EXERCISE DETAILS
The line holding "-- ++(0,-0.22) -| (brr);" is the last one to output; start at the first line of the data, keep every line in between exactly, and leave out pictures.
※ ※ ※
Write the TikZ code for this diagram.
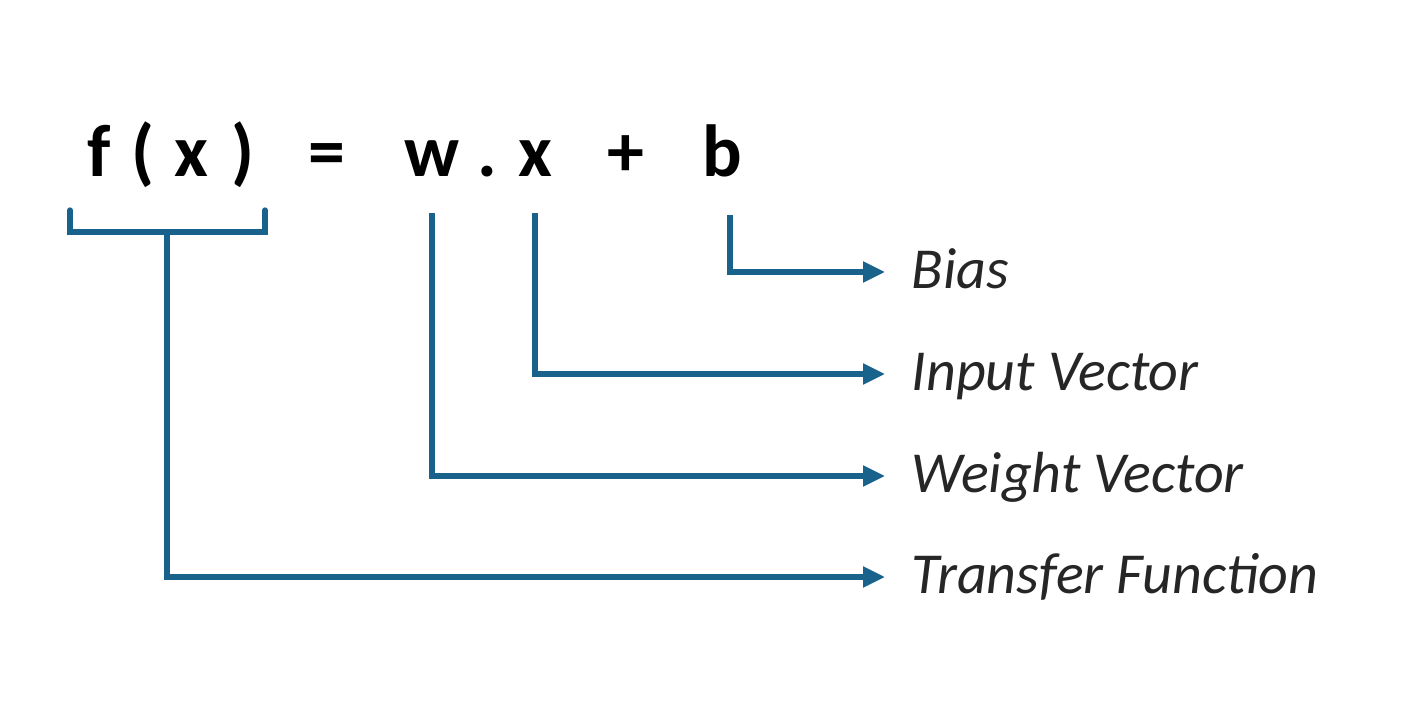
\documentclass[tikz,border=0pt]{standalone}
\usepackage{fontspec}
\setmainfont{Carlito}
\usepackage{xcolor}
\usetikzlibrary{arrows.meta}

\definecolor{linkblue}{RGB}{24,98,140}

\tikzset{
  sym/.style={anchor=base, inner sep=0pt, font=\fontsize{21}{25}\selectfont\bfseries},
  lab/.style={anchor=west, inner xsep=0.26cm, inner ysep=0pt, text height=0.92em, text depth=0pt,
    font=\fontsize{16.5}{19}\selectfont\itshape, text=black!85},
  link/.style={draw=linkblue, line width=1.5pt},
  arr/.style={link, -{Triangle[length=0.22cm, width=0.2cm]}}
}

\begin{document}
\begin{tikzpicture}
\useasboundingbox (0,0) rectangle (14.2,-7.19);

% equation
\node[sym] (f) at (0.99,-1.77) {f};
\node[sym] (lpar) at (1.43,-1.77) {(};
\node[sym] (xin) at (1.91,-1.77) {x};
\node[sym] (rpar) at (2.43,-1.77) {)};
\node[sym] (eq) at (3.27,-1.77) {=};
\node[sym] (w) at (4.32,-1.77) {w};
\node[sym] (dot) at (4.87,-1.77) {.};
\node[sym] (xv) at (5.35,-1.77) {x};
\node[sym] (plus) at (6.26,-1.77) {+};
\node[sym] (b) at (7.22,-1.77) {b};

% labels
\node[lab] (bias) at (8.85,-2.72) {Bias};
\node[lab] (input) at (8.85,-3.74) {Input Vector};
\node[lab] (weight) at (8.85,-4.76) {Weight Vector};
\node[lab] (transfer) at (8.85,-5.77) {Transfer Function};

% brace under f(x)
\coordinate (brl) at (0.70,-2.10);
\coordinate (brr) at (2.65,-2.10);
\coordinate (brm) at (1.67,-2.32);
\draw[link, line cap=round] (brl) -- ++(0,-0.22) -| (brr);

% connectors
\draw[arr] ([xshift=0.08cm,yshift=-0.38cm]b.base) |- (bias.west);
\draw[arr] ([yshift=-0.36cm]xv.base) |- (input.west);
\draw[arr] ([yshift=-0.36cm]w.base) |- (weight.west);
\draw[arr] (brm) |- (transfer.west);

\end{tikzpicture}
\end{document}
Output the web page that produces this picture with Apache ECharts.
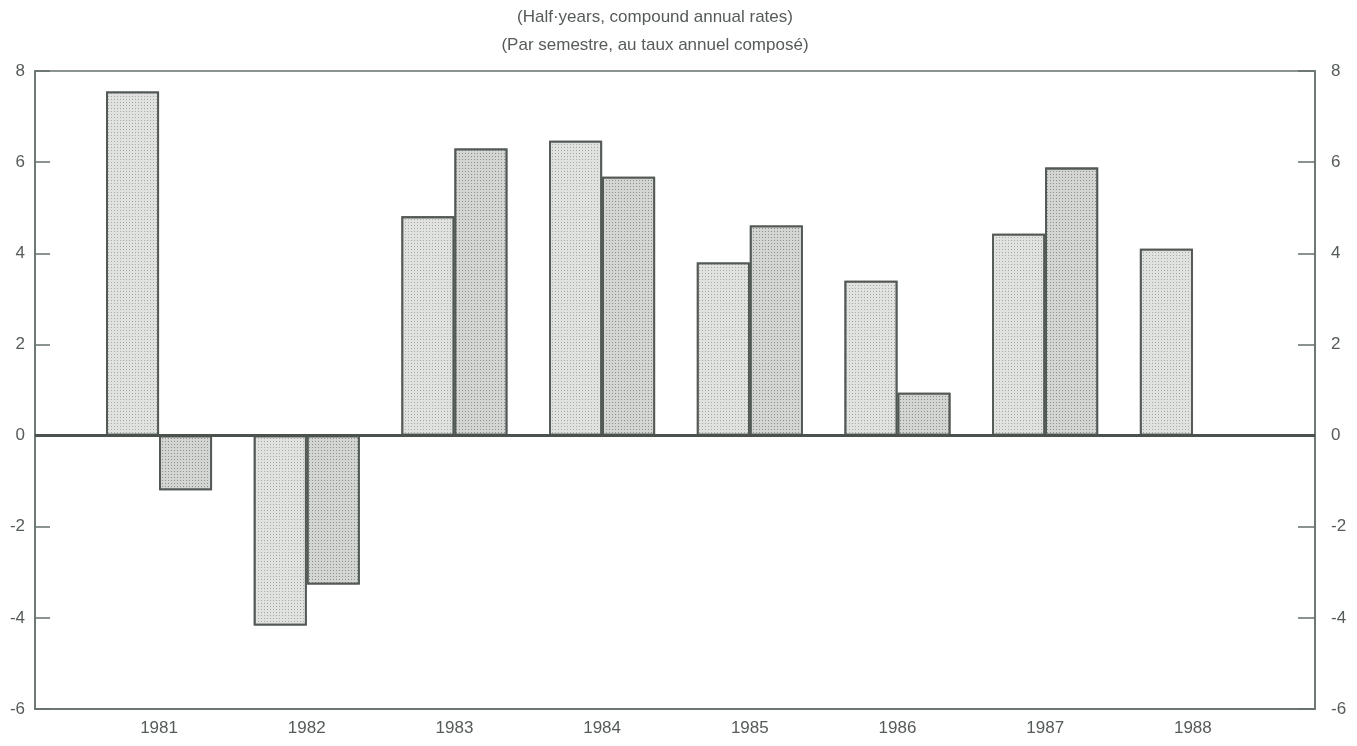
<!DOCTYPE html>
<html>
<head>
<meta charset="utf-8">
<script src="https://cdn.jsdelivr.net/npm/echarts@6/dist/echarts.min.js"></script>
<style>
html,body{margin:0;padding:0;background:#fff;}
#chart{width:1357px;height:746px;}
</style>
</head>
<body>
<div id="chart"></div>
<script>
// Data
var years = [1981, 1982, 1983, 1984, 1985, 1986, 1987, 1988];
var firstHalf  = [7.55, -4.17, 4.81, 6.47, 3.8, 3.4, 4.43, 4.1];
var secondHalf = [-1.2, -3.27, 6.3, 5.68, 4.61, 0.94, 5.88];
var yTicks = [-6, -4, -2, 0, 2, 4, 6, 8];
var titleLines = ['(Half·years, compound annual rates)', '(Par semestre, au taux annuel composé)'];

var h1 = firstHalf.map(function (v, i) { return [years[i], v]; });
var h2 = secondHalf.map(function (v, i) { return [years[i], v]; });

var axisColor = '#66706b';
var textColor = '#555b58';
var font = '"Liberation Sans", Arial, Helvetica, sans-serif';

var chart = echarts.init(document.getElementById('chart'));
chart.setOption({
  animation: false,
  backgroundColor: '#ffffff',
  title: {
    text: titleLines.join('\n'),
    left: 655,
    textAlign: 'center',
    top: 3,
    padding: 0,
    textStyle: { fontFamily: font, fontSize: 17, fontWeight: 'normal', color: textColor, lineHeight: 28, align: 'center' }
  },
  grid: { left: 35, right: 42, top: 71, bottom: 37, show: true, borderColor: axisColor, borderWidth: 1.5, backgroundColor: 'transparent' },
  xAxis: {
    type: 'value',
    min: 1980.16,
    max: 1988.827,
    splitLine: { show: false },
    axisLine: { show: true, onZero: false, lineStyle: { color: axisColor, width: 1.5 } },
    axisTick: { show: false },
    axisLabel: {
      customValues: years,
      formatter: function (v) { return String(Math.round(v)); },
      fontFamily: font, fontSize: 17, color: textColor, margin: 11
    }
  },
  yAxis: [
    {
      type: 'value', position: 'left', min: -6, max: 8, interval: 2,
      splitLine: { show: false },
      axisLine: { show: true, lineStyle: { color: axisColor, width: 1.5 } },
      axisTick: { show: true, inside: true, length: 15, lineStyle: { color: axisColor, width: 1.5 } },
      axisLabel: { fontFamily: font, fontSize: 17, color: textColor, margin: 10 }
    },
    {
      type: 'value', position: 'right', min: -6, max: 8, interval: 2,
      splitLine: { show: false },
      axisLine: { show: true, lineStyle: { color: axisColor, width: 1.5 } },
      axisTick: { show: true, inside: true, length: 17, lineStyle: { color: axisColor, width: 1.5 } },
      axisLabel: { fontFamily: font, fontSize: 17, color: textColor, margin: 16 }
    }
  ],
  series: [
    {
      name: 'H1', type: 'bar', data: h1, barWidth: 53, barGap: '0%',
      itemStyle: {
        color: '#e0e2df', borderColor: '#535a56', borderWidth: 1.8,
        decal: { symbol: 'rect', symbolSize: 1, color: 'rgba(80,88,84,0.4)', dashArrayX: [1, 2], dashArrayY: [1, 2], rotation: 0 }
      },
      markLine: {
        silent: true, symbol: 'none', label: { show: false },
        lineStyle: { color: '#4b524e', width: 3, type: 'solid' },
        data: [{ yAxis: 0 }]
      }
    },
    {
      name: 'H2', type: 'bar', data: h2, barWidth: 53, barGap: '0%',
      itemStyle: {
        color: '#d2d5d2', borderColor: '#535a56', borderWidth: 1.8,
        decal: { symbol: 'rect', symbolSize: 1, color: 'rgba(70,78,74,0.5)', dashArrayX: [1, 1.5], dashArrayY: [1, 1.5], rotation: 0 }
      }
    }
  ]
});
</script>
</body>
</html>
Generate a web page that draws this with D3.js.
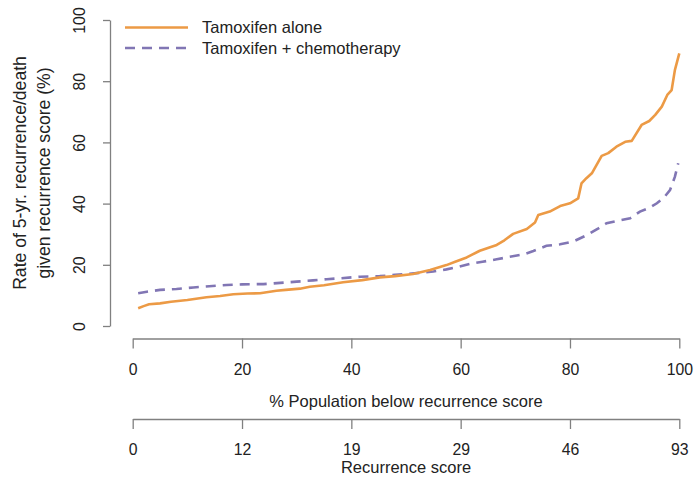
<!DOCTYPE html>
<html>
<head>
<meta charset="utf-8">
<script src="https://cdn.jsdelivr.net/npm/d3@7"></script>
<style>
  body { margin: 0; background: #fff; }
  svg { display: block; font-family: "Liberation Sans", Arial, sans-serif; }
  .axis path, .axis line { stroke: #808080; stroke-width: 1.3; }
  .axis text { fill: #222; font-size: 15.8px; }
  .lab { fill: #222; }
</style>
</head>
<body>
<svg id="chart" width="695" height="479"></svg>
<script>
// Tamoxifen alone: % population below score vs 5-yr rate
const pctAlone = [1, 2, 3, 5, 7, 10, 13.5, 16, 18.4, 21, 23.3, 26.3, 28, 30.6, 32.4, 35, 38.5, 42, 45.2, 48,
  51.3, 54.4, 57.4, 59, 61.1, 63.5, 66.6, 68, 69.6, 72.1, 73.6, 74.2, 76.3, 78.2, 80, 81.5, 82.1, 83, 84,
  85.8, 87, 88.5, 90.1, 91.3, 93.1, 94.5, 95.6, 96.8, 97.8, 98.6, 99.2, 100];
const rateAlone = [5.8, 6.5, 7.1, 7.4, 7.9, 8.5, 9.4, 9.8, 10.4, 10.6, 10.7, 11.5, 11.8, 12.2, 12.8, 13.3, 14.3, 15.0, 15.9, 16.3,
  17.0, 18.3, 19.9, 21.0, 22.4, 24.6, 26.5, 28.0, 30.1, 31.7, 33.8, 36.3, 37.4, 39.2, 40.1, 41.7, 46.6, 48.3, 49.9,
  55.6, 56.5, 58.6, 60.2, 60.5, 65.7, 67.0, 69.0, 71.7, 75.5, 77.1, 83.7, 89.1];

// Tamoxifen + chemotherapy
const pctChemo = [1, 2.6, 5, 8, 11.1, 14, 17.2, 20, 23.9, 27, 30, 33, 35.5, 38, 41.6, 45.2, 48, 52.6, 55, 57.4,
  59.5, 61.7, 64, 66.6, 69, 71.5, 73.3, 75.7, 78.2, 80.6, 83.1, 85.2, 86.7, 89, 91, 92.8, 94.5, 95.9, 97.2,
  98.3, 99.2, 99.8];
const rateChemo = [10.7, 11.2, 11.8, 12.1, 12.6, 13.0, 13.4, 13.6, 13.7, 14.1, 14.5, 14.9, 15.3, 15.6, 16.1, 16.3, 16.7, 17.4, 17.8, 18.5,
  19.3, 20.3, 21.0, 21.8, 22.6, 23.4, 24.5, 26.2, 26.7, 27.6, 29.7, 31.9, 33.6, 34.5, 35.2, 37.4, 38.6, 40.1, 42.0,
  44.4, 48.8, 53.2];

const pctTicks = [0, 20, 40, 60, 80, 100];
const scoreLabels = ["0", "12", "19", "29", "46", "93"];
const rateTicks = [0, 20, 40, 60, 80, 100];
const seriesNames = ["Tamoxifen alone", "Tamoxifen + chemotherapy"];

const orange = "#ec9a45";
const purple = "#8176b4";

const svg = d3.select("#chart");

const x = d3.scaleLinear().domain([0, 100]).range([132.7, 679.3]);
const y = d3.scaleLinear().domain([0, 100]).range([326, 20]);

// y axis, R style with rotated labels
const yAxis = svg.append("g")
  .attr("class", "axis")
  .attr("transform", "translate(110,0)")
  .call(d3.axisLeft(y).tickValues(rateTicks).tickSize(7).tickSizeOuter(0));
yAxis.selectAll("text")
  .attr("x", null).attr("dy", null)
  .attr("text-anchor", "middle")
  .attr("transform", "translate(-25,0) rotate(-90)");

// percent population axis
svg.append("g")
  .attr("class", "axis")
  .attr("transform", "translate(0,338.5)")
  .call(d3.axisBottom(x).tickValues(pctTicks).tickSize(10).tickSizeOuter(0).tickPadding(15));

// recurrence score axis
svg.append("g")
  .attr("class", "axis")
  .attr("transform", "translate(0,419)")
  .call(d3.axisBottom(x).tickValues(pctTicks).tickFormat((d, i) => scoreLabels[i])
    .tickSize(10).tickSizeOuter(0).tickPadding(15));

svg.selectAll(".axis .domain").attr("stroke", "#808080");

svg.append("text").attr("class", "lab")
  .attr("x", 406).attr("y", 407)
  .attr("text-anchor", "middle").style("font-size", "16.5px")
  .text("% Population below recurrence score");

svg.append("text").attr("class", "lab")
  .attr("x", 406).attr("y", 473)
  .attr("text-anchor", "middle").style("font-size", "16.5px")
  .text("Recurrence score");

const yTitle = svg.append("text").attr("class", "lab")
  .attr("text-anchor", "middle").style("font-size", "17.6px")
  .attr("transform", `translate(0,${(y(0) + y(100)) / 2}) rotate(-90)`);
yTitle.append("tspan").attr("x", 0).attr("y", 26).text("Rate of 5-yr. recurrence/death");
yTitle.append("tspan").attr("x", 0).attr("y", 50).text("given recurrence score (%)");

const line = d3.line().x((d) => x(d[0])).y((d) => y(d[1]));

svg.append("path")
  .attr("d", line(d3.zip(pctChemo, rateChemo)))
  .attr("fill", "none")
  .attr("stroke", purple)
  .attr("stroke-width", 2.6)
  .attr("stroke-dasharray", "10,7");

svg.append("path")
  .attr("d", line(d3.zip(pctAlone, rateAlone)))
  .attr("fill", "none")
  .attr("stroke", orange)
  .attr("stroke-width", 2.6)
  .attr("stroke-linejoin", "round");

// legend
const legend = svg.append("g");
const legendColors = [orange, purple];
const legendDash = [null, "10,7"];
seriesNames.forEach((name, i) => {
  const ly = 27.5 + i * 20.5;
  legend.append("line")
    .attr("x1", 125).attr("x2", 188).attr("y1", ly).attr("y2", ly)
    .attr("stroke", legendColors[i]).attr("stroke-width", 2.6)
    .attr("stroke-dasharray", legendDash[i]);
  legend.append("text").attr("class", "lab")
    .attr("x", 202).attr("y", ly + 5.8)
    .style("font-size", "16.5px")
    .text(name);
});
</script>
</body>
</html>
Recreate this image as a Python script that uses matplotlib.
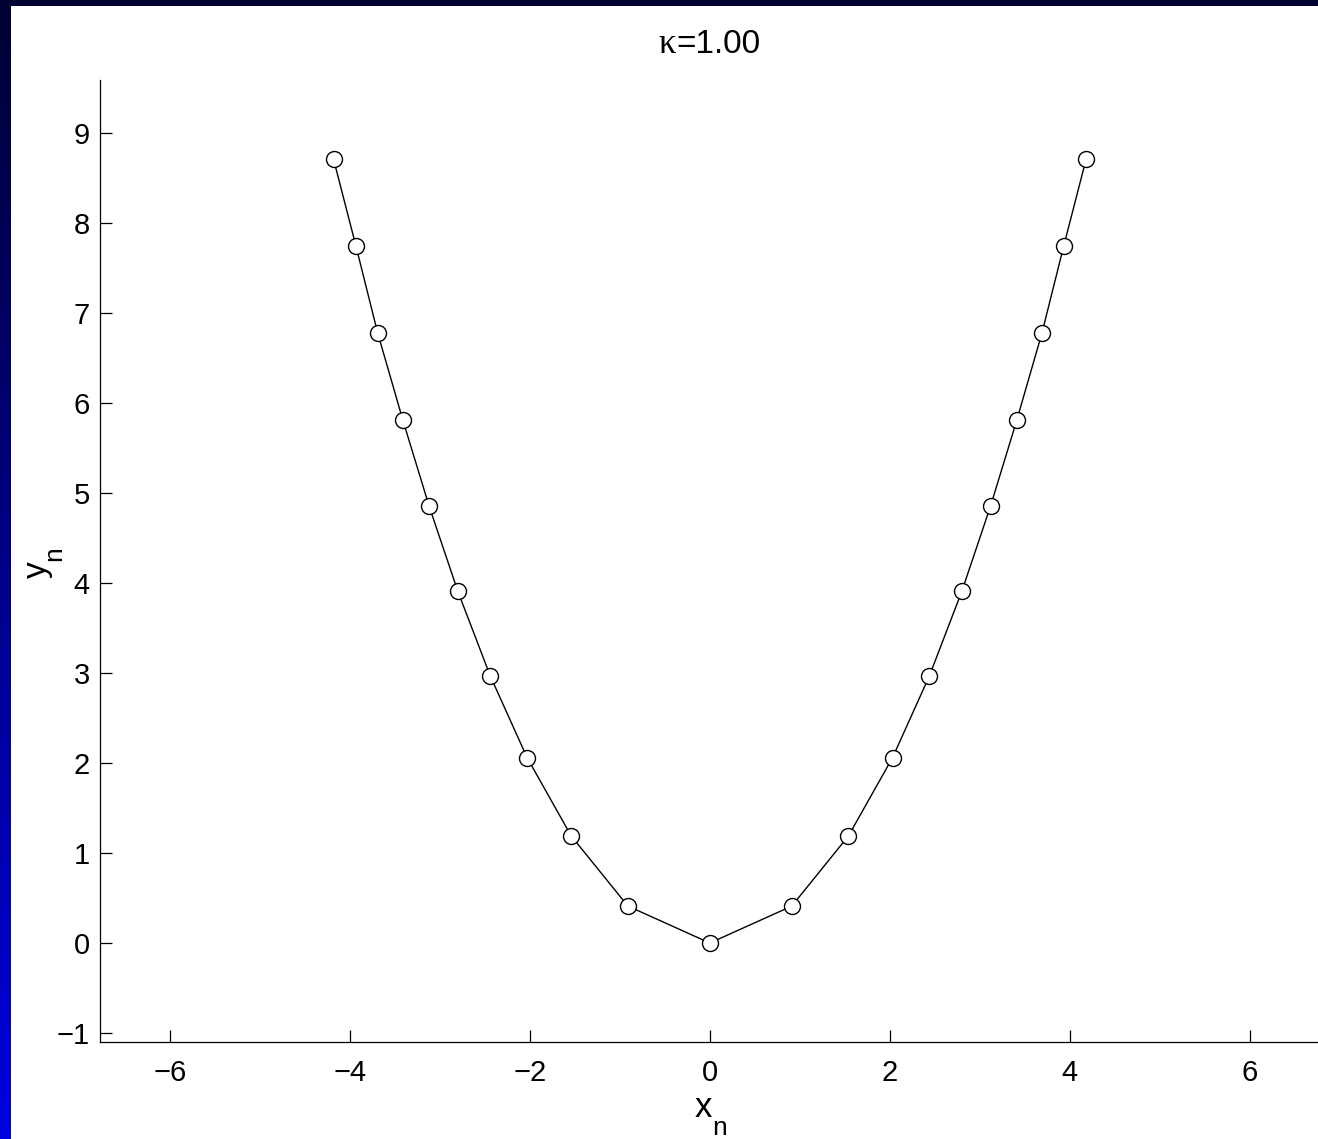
※ ※ ※
COMPLETED EXERCISE
Write the TikZ code for this diagram.
\documentclass[tikz,border=0pt]{standalone}
\usepackage{fontspec}
\setmainfont{Carlito}
\usepackage{xcolor}
\usetikzlibrary{arrows.meta}

\definecolor{linkblue}{RGB}{24,98,140}

\tikzset{
  sym/.style={anchor=base, inner sep=0pt, font=\fontsize{21}{25}\selectfont\bfseries},
  lab/.style={anchor=west, inner xsep=0.26cm, inner ysep=0pt, text height=0.92em, text depth=0pt,
    font=\fontsize{16.5}{19}\selectfont\itshape, text=black!85},
  link/.style={draw=linkblue, line width=1.5pt},
  arr/.style={link, -{Triangle[length=0.22cm, width=0.2cm]}}
}

\begin{document}
\begin{tikzpicture}
\useasboundingbox (0,0) rectangle (14.2,-7.19);

% equation
\node[sym] (f) at (0.99,-1.77) {f};
\node[sym] (lpar) at (1.43,-1.77) {(};
\node[sym] (xin) at (1.91,-1.77) {x};
\node[sym] (rpar) at (2.43,-1.77) {)};
\node[sym] (eq) at (3.27,-1.77) {=};
\node[sym] (w) at (4.32,-1.77) {w};
\node[sym] (dot) at (4.87,-1.77) {.};
\node[sym] (xv) at (5.35,-1.77) {x};
\node[sym] (plus) at (6.26,-1.77) {+};
\node[sym] (b) at (7.22,-1.77) {b};

% labels
\node[lab] (bias) at (8.85,-2.72) {Bias};
\node[lab] (input) at (8.85,-3.74) {Input Vector};
\node[lab] (weight) at (8.85,-4.76) {Weight Vector};
\node[lab] (transfer) at (8.85,-5.77) {Transfer Function};

% brace under f(x)
\coordinate (brl) at (0.70,-2.10);
\coordinate (brr) at (2.65,-2.10);
\coordinate (brm) at (1.67,-2.32);
\draw[link, line cap=round] (brl) -- ++(0,-0.22) -| (brr);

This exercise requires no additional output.